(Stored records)
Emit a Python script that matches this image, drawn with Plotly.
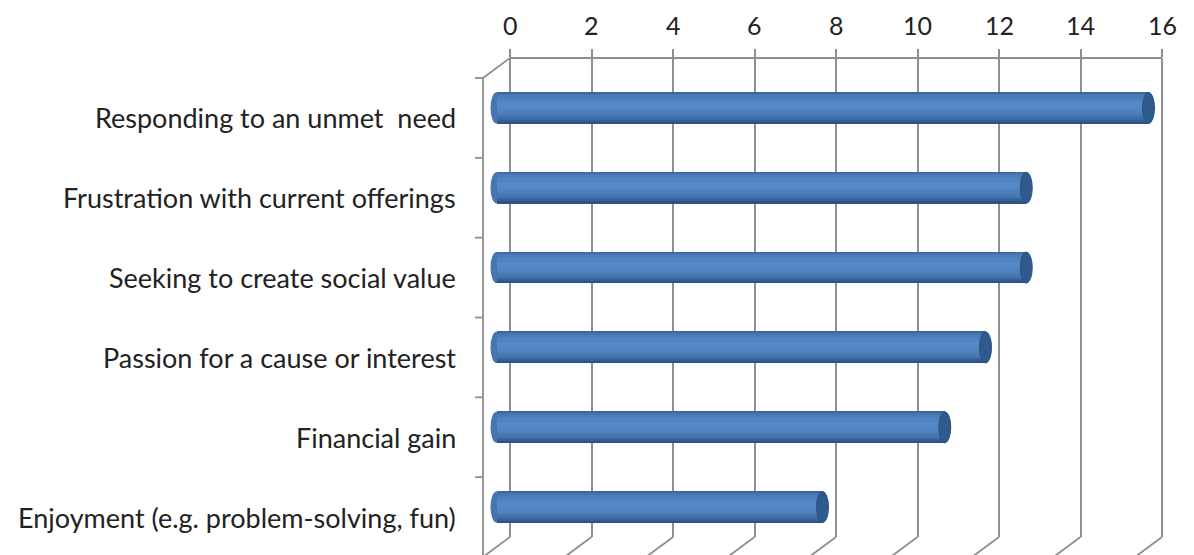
import plotly.graph_objects as go

# ---- data ----
categories = [
    "Responding to an unmet  need",
    "Frustration with current offerings",
    "Seeking to create social value",
    "Passion for a cause or interest",
    "Financial gain",
    "Enjoyment (e.g. problem-solving, fun)",
]
values = [16, 13, 13, 12, 11, 8]
tick_values = [0, 2, 4, 6, 8, 10, 12, 14, 16]
tick_labels = ["0", "2", "4", "6", "8", "10", "12", "14", "16"]

# ---- geometry (pixels, page has 8px body margin) ----
W, H = 1194, 555
ML, MT = 462, 50
plot_w, plot_h = 710, 479
MR = W - ML - plot_w
MB = H - MT - plot_h
zero_px = 502            # back wall zero (figure coords)
scale = 40.75            # px per unit
depth_dx, depth_dy = 27, 20   # perspective offset to front plane
bar_dx, bar_dy = depth_dx / 2, depth_dy / 2

x_start = -(zero_px - ML) / scale
x_end = x_start + plot_w / scale
n = len(categories)
band = plot_h / n

grid_color = "#8f8f8f"
text_color = "#222222"
fig = go.Figure()

# invisible trace to anchor the base axes
fig.add_trace(go.Scatter(x=[0, tick_values[-1]], y=[0, n - 1], mode="markers",
                         marker=dict(opacity=0), hoverinfo="skip", showlegend=False))

idx = list(range(n))
bar_w = 0.39
# vertical shading profile of the cylinder, top -> bottom
profile = [
    (0.04, "#3c679e"),
    (0.06, "#4674ae"),
    (0.10, "#4b7cba"),
    (0.12, "#5083c1"),
    (0.14, "#5588c7"),
    (0.12, "#5386c5"),
    (0.10, "#4e80be"),
    (0.08, "#4979b5"),
    (0.07, "#4372ac"),
    (0.06, "#3c69a1"),
    (0.05, "#356093"),
    (0.06, "#2c5385"),
]
tot = sum(p[0] for p in profile)
acc = 0.0
for frac, col in profile:
    h = frac / tot * bar_w
    off = -bar_w / 2 + acc
    acc += h
    fig.add_trace(go.Bar(
        x=values, y=idx, orientation="h", xaxis="x2", yaxis="y2",
        width=h + 0.004, offset=off,
        marker=dict(color=col, line=dict(width=0)),
        hoverinfo="skip", showlegend=False,
    ))

shapes = []
lw = 1.8
# top back line
shapes.append(dict(type="line", xref="x", yref="paper", x0=tick_values[0], x1=tick_values[-1],
                   y0=1, y1=1, line=dict(color=grid_color, width=lw), layer="below"))
ddx = depth_dx / scale
ddy = depth_dy / plot_h
# top-left diagonal
shapes.append(dict(type="line", xref="x", yref="paper", x0=0, x1=-ddx, y0=1, y1=1 - ddy,
                   line=dict(color=grid_color, width=lw), layer="below"))
# front vertical axis line
shapes.append(dict(type="line", xref="x", yref="paper", x0=-ddx, x1=-ddx, y0=1 - ddy, y1=-ddy - 0.01,
                   line=dict(color=grid_color, width=lw), layer="below"))
# front category ticks
for k in range(n + 1):
    yp = 1 - ddy - k / n
    shapes.append(dict(type="line", xref="x", yref="paper", x0=-ddx - 8 / scale, x1=-ddx,
                       y0=yp, y1=yp, line=dict(color=grid_color, width=lw), layer="below"))
# bottom diagonals
for t in tick_values:
    shapes.append(dict(type="line", xref="x", yref="paper", x0=t, x1=t - ddx, y0=0, y1=-ddy,
                       line=dict(color=grid_color, width=lw), layer="below"))

# bar end caps
cap_hw = 6 / scale
cap_hh = bar_w / 2
for i, v in enumerate(values):
    shapes.append(dict(type="circle", xref="x2", yref="y2", x0=-cap_hw, x1=cap_hw,
                       y0=i - cap_hh, y1=i + cap_hh, fillcolor="#4676b2",
                       line=dict(width=0), layer="below"))
    shapes.append(dict(type="circle", xref="x2", yref="y2", x0=v - cap_hw, x1=v + cap_hw,
                       y0=i - cap_hh, y1=i + cap_hh, fillcolor="#2f5a8c",
                       line=dict(color="#2a5283", width=1), layer="above"))

annotations = []
for i, c in enumerate(categories):
    annotations.append(dict(text=c, xref="paper", yref="y", x=0, y=i, xanchor="right",
                            yanchor="middle", xshift=-12, yshift=-depth_dy, showarrow=False,
                            font=dict(family="Lato", size=27, color=text_color)))
for t, lab in zip(tick_values, tick_labels):
    annotations.append(dict(text=lab, xref="x", yref="paper", x=t, y=1, xanchor="center",
                            yanchor="middle", yshift=33, showarrow=False,
                            font=dict(family="Lato", size=25, color=text_color)))

fig.update_layout(
    width=W, height=H,
    margin=dict(l=ML, r=MR, t=MT, b=MB, pad=0, autoexpand=False),
    paper_bgcolor="white", plot_bgcolor="white",
    barmode="overlay", bargap=0,
    showlegend=False,
    shapes=shapes, annotations=annotations,
    xaxis=dict(range=[x_start, x_end], side="top", tickvals=tick_values,
               showticklabels=False, automargin=False,
               showgrid=True, gridcolor=grid_color, gridwidth=lw, zeroline=False,
               showline=False, ticks="outside", ticklen=8, tickcolor=grid_color, tickwidth=lw,
               fixedrange=True),
    yaxis=dict(range=[n - 0.5, -0.5], visible=False, fixedrange=True, automargin=False),
    xaxis2=dict(range=[x_start + bar_dx / scale, x_end + bar_dx / scale], overlaying="x",
                visible=False, fixedrange=True),
    yaxis2=dict(range=[n - 0.5 - bar_dy / band, -0.5 - bar_dy / band], overlaying="y",
                visible=False, fixedrange=True),
)

fig.write_html("out.html")
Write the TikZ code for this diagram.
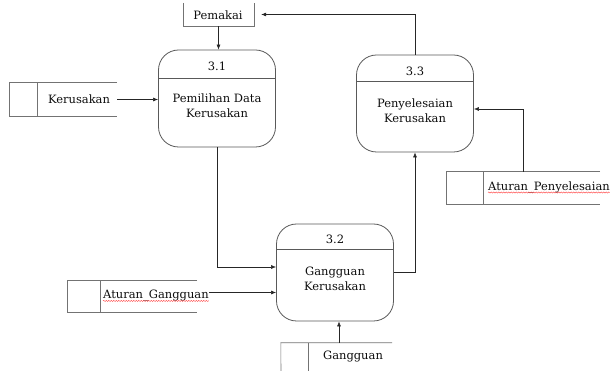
\documentclass[tikz,border=0pt]{standalone}
\usepackage{fontspec}
\setmainfont{DejaVu Serif}
\usetikzlibrary{arrows.meta,decorations.pathmorphing}
\begin{document}
\begin{tikzpicture}[x=1pt,y=-1pt,
  proc/.style={draw=black!65, line width=0.8pt, rounded corners=20pt,
    minimum width=117pt, minimum height=97pt, inner sep=0pt},
  divline/.style={draw=black!65, line width=0.6pt},
  storeline/.style={draw=black!55, line width=0.6pt},
  storebox/.style={inner sep=0pt, minimum width=#1},
  txt/.style={inner sep=0pt, align=center, text=black!95, font=\fontsize{11.5}{15}\selectfont},
  arr/.style={draw=black!85, line width=0.6pt, -{Latex[length=5pt,width=4pt]}},
  spell/.style={draw=red!80, line width=0.35pt, decorate,
    decoration={snake, amplitude=0.6pt, segment length=2.5pt}}]
\useasboundingbox (0,0) rectangle (614,371);

% processes
\node[proc] (p31) at (217,98.5) {};
\draw[divline] ([yshift=-29pt]p31.north west) -- ([yshift=-29pt]p31.north east);
\node[txt] (t31) at ([yshift=-17pt]p31.north) {3.1};
\node[txt] (b31) at ([yshift=-56pt]p31.north) {Pemilihan Data\\Kerusakan};

\node[proc] (p33) at (415,103.5) {};
\draw[divline] ([yshift=-27pt]p33.north west) -- ([yshift=-27pt]p33.north east);
\node[txt] (t33) at ([yshift=-17pt]p33.north) {3.3};
\node[txt] (b33) at ([yshift=-56pt]p33.north) {Penyelesaian\\Kerusakan};

\node[proc] (p32) at (335,272.5) {};
\draw[divline] ([yshift=-26pt]p32.north west) -- ([yshift=-26pt]p32.north east);
\node[txt] (t32) at ([yshift=-16pt]p32.north) {3.2};
\node[txt] (b32) at ([yshift=-55pt]p32.north) {Gangguan\\Kerusakan};

% stores
\node[storebox=71pt, minimum height=23pt] (pem) at (218.5,14.5) {};
\draw[storeline] (pem.north west) -- (pem.south west) -- (pem.south east) -- (pem.north east);
\node[txt] (pemT) at (218,15) {Pemakai};

\node[storebox=108pt, minimum height=33pt] (kerus) at (63,99.5) {};
\draw[storeline] (kerus.north east) -- (kerus.north west) -- (kerus.south west) -- (kerus.south east);
\draw[storeline] ([xshift=28pt]kerus.north west) -- ([xshift=28pt]kerus.south west);
\node[txt] (kerusT) at (79,99) {Kerusakan};

\node[storebox=130pt, minimum height=31pt] (ag) at (132,296.5) {};
\draw[storeline] (ag.north east) -- (ag.north west) -- (ag.south west) -- (ag.south east);
\draw[storeline] ([xshift=33pt]ag.north west) -- ([xshift=33pt]ag.south west);
\node[txt, anchor=west] (agT) at (103,295.5) {Aturan\_Gangguan};
\draw[spell] ([yshift=-2.5pt]agT.base west) -- ([yshift=-2.5pt]agT.base east);

\node[storebox=154pt, minimum height=32pt] (ap) at (523,188) {};
\draw[storeline] (ap.north east) -- (ap.north west) -- (ap.south west) -- (ap.south east);
\draw[storeline] ([xshift=37pt]ap.north west) -- ([xshift=37pt]ap.south west);
\node[txt, anchor=west] (apT) at (488,187) {Aturan\_Penyelesaian};
\draw[spell] ([yshift=-2.5pt]apT.base west) -- ([yshift=-2.5pt]apT.base east);

\node[storebox=111pt, minimum height=30pt] (gg) at (336.5,358) {};
\draw[storeline] (281,371) -- (gg.north west) -- (gg.north east);
\draw[storeline] (308,343) -- (308,371);
\node[txt] (ggT) at (353,357) {Gangguan};

% flows
\draw[arr] (pem.south) -- (pem.south |- p31.north);
\draw[arr] (kerus.east) -- (kerus.east -| p31.west);
\draw[arr] (p31.south) |- ([yshift=5.5pt]p32.west);
\coordinate (agout) at (209,292.5);
\draw[arr] (agout) -- (agout -| p32.west);
\coordinate (gin) at (339,343);
\draw[arr] (gin) -- (gin |- p32.south);
\draw[arr] (p32.east) -| (p33.south);
\draw[arr, shorten >=7pt] (p33.north) |- (pem.east);
\draw[arr] (ap.north) |- ([yshift=-5.5pt]p33.east);
\end{tikzpicture}
\end{document}
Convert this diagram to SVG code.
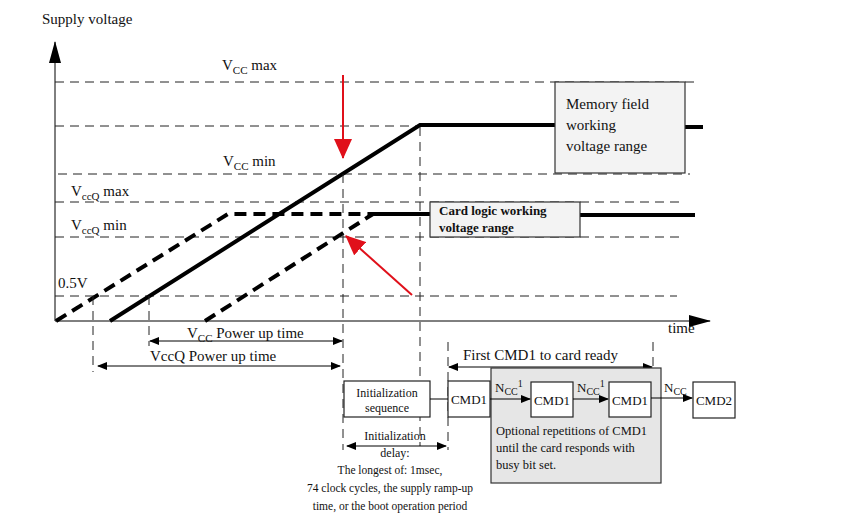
<svg xmlns="http://www.w3.org/2000/svg" width="860" height="523" viewBox="0 0 860 523" font-family="'Liberation Serif', 'Times New Roman', serif">
<defs>
<marker id="ah" markerWidth="10" markerHeight="8" refX="9" refY="4" orient="auto-start-reverse" markerUnits="userSpaceOnUse"><path d="M0,0 L10,4 L0,8 Z" fill="#000"/></marker>
<marker id="big" markerWidth="22" markerHeight="12" refX="21" refY="6" orient="auto" markerUnits="userSpaceOnUse"><path d="M0,0 L22,6 L0,12 Z" fill="#000"/></marker>
<marker id="red" markerWidth="20" markerHeight="18" refX="19" refY="9" orient="auto" markerUnits="userSpaceOnUse"><path d="M0,0 L20,9 L0,18 Z" fill="#e0101a"/></marker>
</defs>
<style>
text{font-family:'Liberation Serif','Times New Roman',serif;fill:#111}
.t{font-size:15px}
.s{font-size:11px}
.g{stroke:#222;stroke-width:1;stroke-dasharray:9,6;fill:none}
.v{stroke:#222;stroke-width:1;stroke-dasharray:9,6;fill:none}
.thick{stroke:#000;stroke-width:4;fill:none}
.td{stroke:#000;stroke-width:4;stroke-dasharray:12,7;fill:none}
.box{fill:#fff;stroke:#222;stroke-width:1.2}
.gb{fill:#f3f3f3;stroke:#333;stroke-width:1.2}
.ln{stroke:#000;stroke-width:1;fill:none}
</style>
<rect width="860" height="523" fill="#fff"/>
<g id="axes">
<line x1="55" y1="321" x2="55" y2="42" class="ln" marker-end="url(#big)"/>
<line x1="55" y1="321" x2="710" y2="321" class="ln" marker-end="url(#big)"/>
<text x="42" y="24" class="t">Supply voltage</text>
<text x="668" y="333" class="t">time</text>
</g>
<g id="gridlines">
<line x1="55" y1="82" x2="695" y2="82" class="g"/>
<line x1="55" y1="126" x2="690" y2="126" class="g"/>
<line x1="58" y1="174" x2="690" y2="174" class="g"/>
<line x1="55" y1="202" x2="685" y2="202" class="g"/>
<line x1="55" y1="237" x2="685" y2="237" class="g"/>
<line x1="55" y1="296" x2="677" y2="296" class="g"/>
<text x="222" y="70" class="t">V<tspan class="s" dy="4">CC</tspan><tspan dy="-4"> max</tspan></text>
<text x="223" y="166" class="t">V<tspan class="s" dy="4">CC</tspan><tspan dy="-4"> min</tspan></text>
<text x="71" y="196" class="t">V<tspan class="s" dy="4">ccQ</tspan><tspan dy="-4"> max</tspan></text>
<text x="71" y="230" class="t">V<tspan class="s" dy="4">ccQ</tspan><tspan dy="-4"> min</tspan></text>
<text x="58" y="288" class="t">0.5V</text>
</g>
<g id="curves">
<polyline points="110,321 420,125 555,125" class="thick"/>
<line x1="685" y1="127" x2="703" y2="127" class="thick"/>
<polyline points="56,321 228,214 375,214" class="td"/>
<line x1="375" y1="214" x2="430" y2="214" class="thick"/>
<line x1="580" y1="215" x2="695" y2="215" class="thick"/>
<line x1="205" y1="321" x2="373" y2="214" class="td"/>
</g>
<g id="verticals">
<line x1="93" y1="296" x2="93" y2="372" class="v"/>
<line x1="149" y1="296" x2="149" y2="346" class="v"/>
<line x1="343" y1="174" x2="343" y2="450" class="v"/>
<line x1="420" y1="127" x2="420" y2="446" class="v"/>
<line x1="448" y1="342" x2="448" y2="450" class="v"/>
<line x1="653" y1="342" x2="653" y2="368" class="v"/>
</g>
<g id="mem-box">
<rect x="555" y="82" width="130" height="91" class="gb"/>
<text x="566" y="109" class="t" font-size="16">Memory field</text>
<text x="566" y="130" class="t" font-size="16">working</text>
<text x="566" y="151" class="t" font-size="16">voltage range</text>
</g>
<g id="logic-box">
<rect x="430" y="202" width="150" height="35" class="gb"/>
<text x="439" y="215" font-weight="bold" font-size="13">Card logic working</text>
<text x="439" y="232" font-weight="bold" font-size="13">voltage range</text>
</g>
<g id="red-arrows">
<line x1="343" y1="75" x2="343" y2="158" stroke="#e0101a" stroke-width="2" marker-end="url(#red)"/>
<line x1="412" y1="295" x2="346" y2="236" stroke="#e0101a" stroke-width="2" marker-end="url(#red)"/>
</g>
<g id="time-arrows">
<line x1="150" y1="341" x2="342" y2="341" class="ln" marker-start="url(#ah)" marker-end="url(#ah)"/>
<text x="187" y="338" class="t">V<tspan class="s" dy="4">CC</tspan><tspan dy="-4"> Power up time</tspan></text>
<line x1="98" y1="366" x2="340" y2="366" class="ln" marker-start="url(#ah)" marker-end="url(#ah)"/>
<text x="150" y="361" class="t">VccQ Power up time</text>
<line x1="449" y1="367" x2="652" y2="367" class="ln" marker-start="url(#ah)" marker-end="url(#ah)"/>
<text x="463" y="360" class="t" font-size="16">First CMD1 to card ready</text>
<line x1="347" y1="446" x2="446" y2="446" class="ln" marker-start="url(#ah)" marker-end="url(#ah)"/>
</g>
<g id="gray-box">
<rect x="491" y="368" width="170" height="115" style="fill:#e6e6e6;stroke:#333;stroke-width:1.2"/>
<text x="496" y="435" font-size="12.5">Optional repetitions of CMD1</text>
<text x="496" y="452" font-size="12.5">until the card responds with</text>
<text x="496" y="469" font-size="12.5">busy bit set.</text>
</g>
<g id="init-seq">
<rect x="344" y="381" width="86" height="36" class="box"/>
<text x="387" y="397" font-size="12" text-anchor="middle">Initialization</text>
<text x="387" y="412" font-size="12" text-anchor="middle">sequence</text>
</g>
<g id="cmd1a"><rect x="448" y="381" width="42" height="36" class="box"/><text x="469" y="404" font-size="13" text-anchor="middle">CMD1</text></g>
<g id="cmd1b"><rect x="531" y="382" width="42" height="35" class="box"/><text x="552" y="405" font-size="13" text-anchor="middle">CMD1</text></g>
<g id="cmd1c"><rect x="609" y="382" width="42" height="35" class="box"/><text x="630" y="405" font-size="13" text-anchor="middle">CMD1</text></g>
<g id="cmd2"><rect x="693" y="382" width="42" height="36" class="box"/><text x="714" y="405" font-size="13" text-anchor="middle">CMD2</text></g>
<g id="connectors">
<line x1="430" y1="399" x2="448" y2="399" class="ln"/>
<line x1="490" y1="399" x2="530" y2="399" class="ln" marker-end="url(#ah)"/>
<line x1="573" y1="399" x2="608" y2="399" class="ln" marker-end="url(#ah)"/>
<line x1="651" y1="398" x2="692" y2="398" class="ln" marker-end="url(#ah)"/>
<text x="495" y="392" font-size="13">N<tspan font-size="10" dy="3">CC</tspan><tspan font-size="10" dy="-8">1</tspan></text>
<text x="577" y="392" font-size="13">N<tspan font-size="10" dy="3">CC</tspan><tspan font-size="10" dy="-8">1</tspan></text>
<text x="664" y="392" font-size="13">N<tspan font-size="10" dy="3">CC</tspan></text>
</g>
<g id="delay-text">
<text x="395" y="440" font-size="12" text-anchor="middle">Initialization</text>
<text x="395" y="457" font-size="12" text-anchor="middle">delay:</text>
<text x="390" y="474" font-size="11.5" text-anchor="middle">The longest of: 1msec,</text>
<text x="390" y="492" font-size="11.5" text-anchor="middle">74 clock cycles, the supply ramp-up</text>
<text x="390" y="510" font-size="11.5" text-anchor="middle">time, or the boot operation period</text>
</g>
</svg>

_Your goal:_
Where a line in the material contains "code", copy that line.

_The completed task:_
Write the TikZ code for this diagram.
Convert this diagram to SVG code.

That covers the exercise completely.